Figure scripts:
- - -
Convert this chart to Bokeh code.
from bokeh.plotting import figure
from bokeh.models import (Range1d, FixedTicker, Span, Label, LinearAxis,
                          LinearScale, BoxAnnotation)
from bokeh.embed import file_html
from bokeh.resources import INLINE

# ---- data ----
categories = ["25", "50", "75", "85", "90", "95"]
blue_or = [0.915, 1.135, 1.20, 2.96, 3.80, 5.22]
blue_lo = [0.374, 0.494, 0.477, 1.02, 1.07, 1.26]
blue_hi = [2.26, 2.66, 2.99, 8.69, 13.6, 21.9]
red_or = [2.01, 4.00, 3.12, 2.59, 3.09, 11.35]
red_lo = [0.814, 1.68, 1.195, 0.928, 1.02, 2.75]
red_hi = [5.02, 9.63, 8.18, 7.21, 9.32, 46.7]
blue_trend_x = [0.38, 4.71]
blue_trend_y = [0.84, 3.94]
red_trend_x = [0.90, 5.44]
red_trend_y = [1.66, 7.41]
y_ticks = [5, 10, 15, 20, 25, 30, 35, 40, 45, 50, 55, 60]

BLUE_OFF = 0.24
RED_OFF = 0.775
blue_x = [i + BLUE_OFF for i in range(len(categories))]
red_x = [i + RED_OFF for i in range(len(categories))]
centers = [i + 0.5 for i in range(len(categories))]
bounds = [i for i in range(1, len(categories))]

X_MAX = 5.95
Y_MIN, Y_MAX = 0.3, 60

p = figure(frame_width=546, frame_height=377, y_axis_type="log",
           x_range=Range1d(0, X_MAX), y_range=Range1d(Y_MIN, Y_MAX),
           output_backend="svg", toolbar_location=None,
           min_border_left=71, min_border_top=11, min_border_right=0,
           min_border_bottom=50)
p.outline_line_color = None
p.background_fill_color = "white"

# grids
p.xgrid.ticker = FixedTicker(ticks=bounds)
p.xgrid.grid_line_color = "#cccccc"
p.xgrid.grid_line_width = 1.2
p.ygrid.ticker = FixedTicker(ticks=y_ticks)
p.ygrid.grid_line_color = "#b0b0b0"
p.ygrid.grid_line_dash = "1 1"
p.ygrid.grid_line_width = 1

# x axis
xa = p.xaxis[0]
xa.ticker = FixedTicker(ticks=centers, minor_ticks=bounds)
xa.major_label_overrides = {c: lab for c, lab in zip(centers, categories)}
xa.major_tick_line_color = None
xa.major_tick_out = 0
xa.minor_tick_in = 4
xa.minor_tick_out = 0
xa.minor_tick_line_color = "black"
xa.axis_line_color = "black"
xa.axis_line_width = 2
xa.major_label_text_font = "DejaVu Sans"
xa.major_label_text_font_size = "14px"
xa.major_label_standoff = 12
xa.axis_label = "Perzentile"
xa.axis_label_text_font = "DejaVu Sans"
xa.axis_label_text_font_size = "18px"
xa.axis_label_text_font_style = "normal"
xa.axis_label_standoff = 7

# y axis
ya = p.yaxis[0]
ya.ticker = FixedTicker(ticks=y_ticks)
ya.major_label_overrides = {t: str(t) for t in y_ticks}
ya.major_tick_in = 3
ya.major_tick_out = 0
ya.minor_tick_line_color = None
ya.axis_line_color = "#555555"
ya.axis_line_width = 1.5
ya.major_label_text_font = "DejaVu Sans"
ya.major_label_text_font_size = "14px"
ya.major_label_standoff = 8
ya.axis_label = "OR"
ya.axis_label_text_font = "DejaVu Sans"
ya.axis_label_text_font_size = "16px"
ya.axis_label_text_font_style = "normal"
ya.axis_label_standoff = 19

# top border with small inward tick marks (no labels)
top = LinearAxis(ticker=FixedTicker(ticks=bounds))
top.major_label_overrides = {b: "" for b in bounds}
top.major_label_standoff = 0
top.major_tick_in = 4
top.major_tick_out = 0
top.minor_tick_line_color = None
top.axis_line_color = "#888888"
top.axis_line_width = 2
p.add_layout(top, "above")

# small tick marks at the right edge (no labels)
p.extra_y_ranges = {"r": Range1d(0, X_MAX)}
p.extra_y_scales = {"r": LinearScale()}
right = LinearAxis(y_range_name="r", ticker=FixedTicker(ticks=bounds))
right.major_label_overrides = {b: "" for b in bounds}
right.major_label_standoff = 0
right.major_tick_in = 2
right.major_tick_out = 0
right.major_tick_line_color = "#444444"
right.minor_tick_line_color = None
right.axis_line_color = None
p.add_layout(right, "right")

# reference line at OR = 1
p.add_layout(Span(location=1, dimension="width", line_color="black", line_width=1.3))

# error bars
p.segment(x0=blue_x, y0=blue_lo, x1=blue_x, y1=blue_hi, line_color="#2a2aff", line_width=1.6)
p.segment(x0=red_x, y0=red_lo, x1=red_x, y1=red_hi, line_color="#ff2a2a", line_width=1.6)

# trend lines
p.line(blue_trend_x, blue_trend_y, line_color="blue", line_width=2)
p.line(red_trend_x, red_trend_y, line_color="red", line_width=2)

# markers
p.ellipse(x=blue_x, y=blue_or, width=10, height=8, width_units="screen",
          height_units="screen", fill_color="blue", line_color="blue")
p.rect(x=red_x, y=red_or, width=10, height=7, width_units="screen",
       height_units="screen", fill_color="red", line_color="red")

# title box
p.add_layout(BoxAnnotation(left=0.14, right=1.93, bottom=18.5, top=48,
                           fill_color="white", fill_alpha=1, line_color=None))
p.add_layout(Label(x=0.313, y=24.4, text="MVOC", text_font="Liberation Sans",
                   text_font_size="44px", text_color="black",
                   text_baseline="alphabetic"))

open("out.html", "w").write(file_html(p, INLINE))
- - -
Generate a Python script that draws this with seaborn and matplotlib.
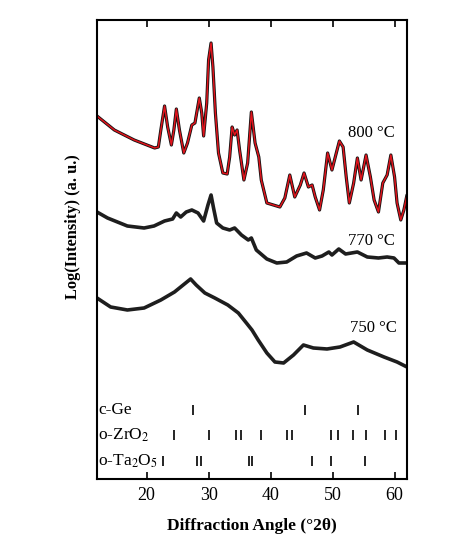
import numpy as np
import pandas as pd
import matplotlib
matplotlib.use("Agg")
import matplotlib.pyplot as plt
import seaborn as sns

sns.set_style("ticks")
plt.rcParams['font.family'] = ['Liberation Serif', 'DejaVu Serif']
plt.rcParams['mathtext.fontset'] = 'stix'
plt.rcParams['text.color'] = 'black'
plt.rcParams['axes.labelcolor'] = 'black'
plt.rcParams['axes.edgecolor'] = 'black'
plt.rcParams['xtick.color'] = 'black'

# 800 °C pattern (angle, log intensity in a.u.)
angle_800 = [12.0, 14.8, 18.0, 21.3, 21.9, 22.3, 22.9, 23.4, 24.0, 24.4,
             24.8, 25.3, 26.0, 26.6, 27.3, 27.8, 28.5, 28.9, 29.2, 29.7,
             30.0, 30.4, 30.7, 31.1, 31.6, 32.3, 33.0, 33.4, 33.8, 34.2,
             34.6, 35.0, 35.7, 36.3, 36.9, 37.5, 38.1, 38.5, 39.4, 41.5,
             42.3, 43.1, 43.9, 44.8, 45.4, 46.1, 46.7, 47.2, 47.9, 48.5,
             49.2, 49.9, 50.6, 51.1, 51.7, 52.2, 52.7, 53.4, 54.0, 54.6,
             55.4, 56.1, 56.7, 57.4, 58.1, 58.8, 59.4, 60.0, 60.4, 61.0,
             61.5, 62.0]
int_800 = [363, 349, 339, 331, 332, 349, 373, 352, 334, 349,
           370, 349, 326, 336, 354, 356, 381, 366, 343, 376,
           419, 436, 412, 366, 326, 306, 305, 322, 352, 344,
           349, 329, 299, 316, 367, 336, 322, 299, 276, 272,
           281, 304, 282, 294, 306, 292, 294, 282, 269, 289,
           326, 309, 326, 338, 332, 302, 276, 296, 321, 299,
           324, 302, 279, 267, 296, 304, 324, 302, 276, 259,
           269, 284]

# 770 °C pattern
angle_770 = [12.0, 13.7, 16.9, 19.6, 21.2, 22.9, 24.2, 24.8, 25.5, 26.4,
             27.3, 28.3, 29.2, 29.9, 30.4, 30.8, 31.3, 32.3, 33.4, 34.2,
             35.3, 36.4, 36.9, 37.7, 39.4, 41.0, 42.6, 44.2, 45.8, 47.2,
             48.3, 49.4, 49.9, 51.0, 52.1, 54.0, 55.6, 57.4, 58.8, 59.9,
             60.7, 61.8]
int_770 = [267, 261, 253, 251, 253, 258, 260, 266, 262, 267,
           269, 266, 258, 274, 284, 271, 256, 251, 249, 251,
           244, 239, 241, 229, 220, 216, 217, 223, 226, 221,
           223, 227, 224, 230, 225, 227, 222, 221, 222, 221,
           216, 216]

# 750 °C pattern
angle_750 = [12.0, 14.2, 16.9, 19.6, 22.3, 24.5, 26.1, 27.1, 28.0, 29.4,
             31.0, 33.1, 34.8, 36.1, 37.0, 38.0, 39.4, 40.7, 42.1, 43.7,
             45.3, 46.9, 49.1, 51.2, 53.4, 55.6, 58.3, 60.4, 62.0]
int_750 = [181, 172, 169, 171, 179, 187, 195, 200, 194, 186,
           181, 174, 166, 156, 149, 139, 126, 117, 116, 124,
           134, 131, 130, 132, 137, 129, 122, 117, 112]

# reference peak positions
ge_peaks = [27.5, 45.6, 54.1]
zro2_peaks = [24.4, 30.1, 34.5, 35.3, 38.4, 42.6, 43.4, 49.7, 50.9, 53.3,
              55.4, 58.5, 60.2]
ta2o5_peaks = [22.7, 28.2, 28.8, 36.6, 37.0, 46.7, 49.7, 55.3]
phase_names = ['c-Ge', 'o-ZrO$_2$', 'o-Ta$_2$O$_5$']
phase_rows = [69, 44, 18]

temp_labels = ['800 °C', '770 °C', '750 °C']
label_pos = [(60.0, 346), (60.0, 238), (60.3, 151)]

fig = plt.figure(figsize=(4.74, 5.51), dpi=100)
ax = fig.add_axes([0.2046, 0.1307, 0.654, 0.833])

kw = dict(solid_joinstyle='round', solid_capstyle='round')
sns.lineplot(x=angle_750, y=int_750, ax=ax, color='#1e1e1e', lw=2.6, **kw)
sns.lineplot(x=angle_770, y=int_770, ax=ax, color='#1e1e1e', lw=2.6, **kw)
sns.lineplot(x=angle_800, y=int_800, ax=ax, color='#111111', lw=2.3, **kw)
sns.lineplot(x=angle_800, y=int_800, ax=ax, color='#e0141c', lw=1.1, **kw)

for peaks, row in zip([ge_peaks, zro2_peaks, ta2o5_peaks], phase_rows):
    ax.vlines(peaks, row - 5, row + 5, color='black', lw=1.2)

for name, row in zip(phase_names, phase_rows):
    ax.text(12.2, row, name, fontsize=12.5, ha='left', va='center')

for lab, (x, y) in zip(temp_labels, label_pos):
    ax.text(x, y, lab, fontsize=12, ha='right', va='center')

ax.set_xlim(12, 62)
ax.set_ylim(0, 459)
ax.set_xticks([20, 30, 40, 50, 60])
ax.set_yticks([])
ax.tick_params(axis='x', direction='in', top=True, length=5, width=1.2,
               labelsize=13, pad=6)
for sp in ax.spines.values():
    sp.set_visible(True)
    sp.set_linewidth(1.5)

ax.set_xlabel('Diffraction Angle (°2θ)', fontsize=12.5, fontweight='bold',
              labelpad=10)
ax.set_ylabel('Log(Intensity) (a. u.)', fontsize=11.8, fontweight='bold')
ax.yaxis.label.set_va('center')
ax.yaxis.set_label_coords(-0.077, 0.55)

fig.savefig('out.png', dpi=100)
- - -
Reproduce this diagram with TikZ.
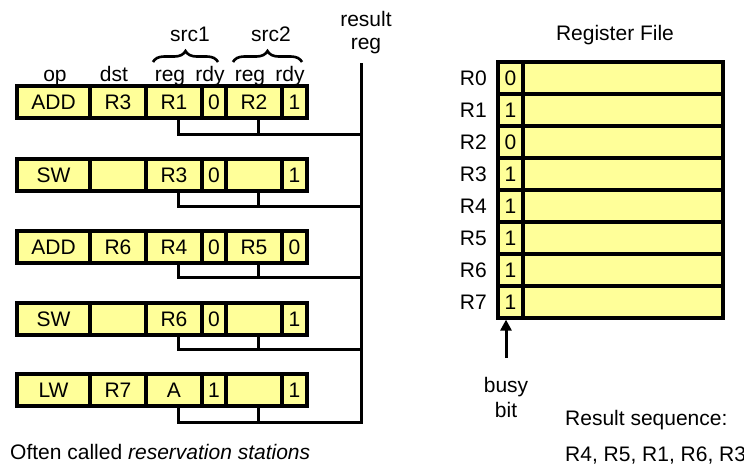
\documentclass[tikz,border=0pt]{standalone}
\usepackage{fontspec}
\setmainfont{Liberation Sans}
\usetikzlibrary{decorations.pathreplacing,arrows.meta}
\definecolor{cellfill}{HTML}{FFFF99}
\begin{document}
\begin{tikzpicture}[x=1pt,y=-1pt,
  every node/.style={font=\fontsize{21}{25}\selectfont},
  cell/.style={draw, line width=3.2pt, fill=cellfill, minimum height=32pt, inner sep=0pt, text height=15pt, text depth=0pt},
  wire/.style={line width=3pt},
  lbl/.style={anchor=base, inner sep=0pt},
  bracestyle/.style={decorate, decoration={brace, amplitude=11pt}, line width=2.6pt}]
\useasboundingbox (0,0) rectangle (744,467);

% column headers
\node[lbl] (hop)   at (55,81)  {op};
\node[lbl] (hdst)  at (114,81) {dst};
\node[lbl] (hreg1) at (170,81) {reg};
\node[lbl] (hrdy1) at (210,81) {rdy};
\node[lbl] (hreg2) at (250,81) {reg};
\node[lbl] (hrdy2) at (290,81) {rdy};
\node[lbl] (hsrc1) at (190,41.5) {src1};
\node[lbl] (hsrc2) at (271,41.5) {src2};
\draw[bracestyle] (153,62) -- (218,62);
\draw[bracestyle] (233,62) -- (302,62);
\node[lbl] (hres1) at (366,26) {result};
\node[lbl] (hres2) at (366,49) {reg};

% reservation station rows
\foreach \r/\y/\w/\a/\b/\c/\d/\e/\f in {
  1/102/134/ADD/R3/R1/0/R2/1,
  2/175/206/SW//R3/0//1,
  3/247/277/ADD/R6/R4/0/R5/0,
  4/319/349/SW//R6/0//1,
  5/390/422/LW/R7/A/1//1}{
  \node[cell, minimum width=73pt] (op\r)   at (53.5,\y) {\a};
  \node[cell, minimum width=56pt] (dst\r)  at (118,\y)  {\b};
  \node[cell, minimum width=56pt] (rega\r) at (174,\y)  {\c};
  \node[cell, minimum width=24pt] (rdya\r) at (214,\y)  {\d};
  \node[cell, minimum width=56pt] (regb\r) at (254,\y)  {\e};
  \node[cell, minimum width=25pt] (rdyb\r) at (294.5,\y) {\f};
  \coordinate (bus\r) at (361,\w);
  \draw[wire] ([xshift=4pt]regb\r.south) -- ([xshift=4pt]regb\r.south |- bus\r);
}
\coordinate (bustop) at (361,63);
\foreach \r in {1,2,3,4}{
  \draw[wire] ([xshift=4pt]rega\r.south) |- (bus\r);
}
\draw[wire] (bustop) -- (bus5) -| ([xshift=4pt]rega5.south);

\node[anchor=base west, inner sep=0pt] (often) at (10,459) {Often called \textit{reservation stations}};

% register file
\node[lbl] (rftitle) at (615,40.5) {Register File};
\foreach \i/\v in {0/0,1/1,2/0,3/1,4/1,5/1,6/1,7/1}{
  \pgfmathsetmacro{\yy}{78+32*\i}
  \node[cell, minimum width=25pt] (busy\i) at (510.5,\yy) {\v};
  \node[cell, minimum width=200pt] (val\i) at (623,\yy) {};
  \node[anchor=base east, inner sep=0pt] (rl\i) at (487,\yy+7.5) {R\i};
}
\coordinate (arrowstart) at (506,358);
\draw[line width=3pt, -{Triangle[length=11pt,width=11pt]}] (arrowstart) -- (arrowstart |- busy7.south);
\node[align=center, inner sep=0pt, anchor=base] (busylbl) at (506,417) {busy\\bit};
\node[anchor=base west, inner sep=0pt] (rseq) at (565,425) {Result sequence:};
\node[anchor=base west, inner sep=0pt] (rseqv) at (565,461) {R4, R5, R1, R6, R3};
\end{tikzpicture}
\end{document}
- - -
→ **What the task asks**
Copy whichever lines in the listing above contain the word "this".

→ **Solution to the problem**
Convert this chart to Bokeh code.
Generate a Python script that draws this with seaborn and matplotlib.
Reproduce this diagram with TikZ.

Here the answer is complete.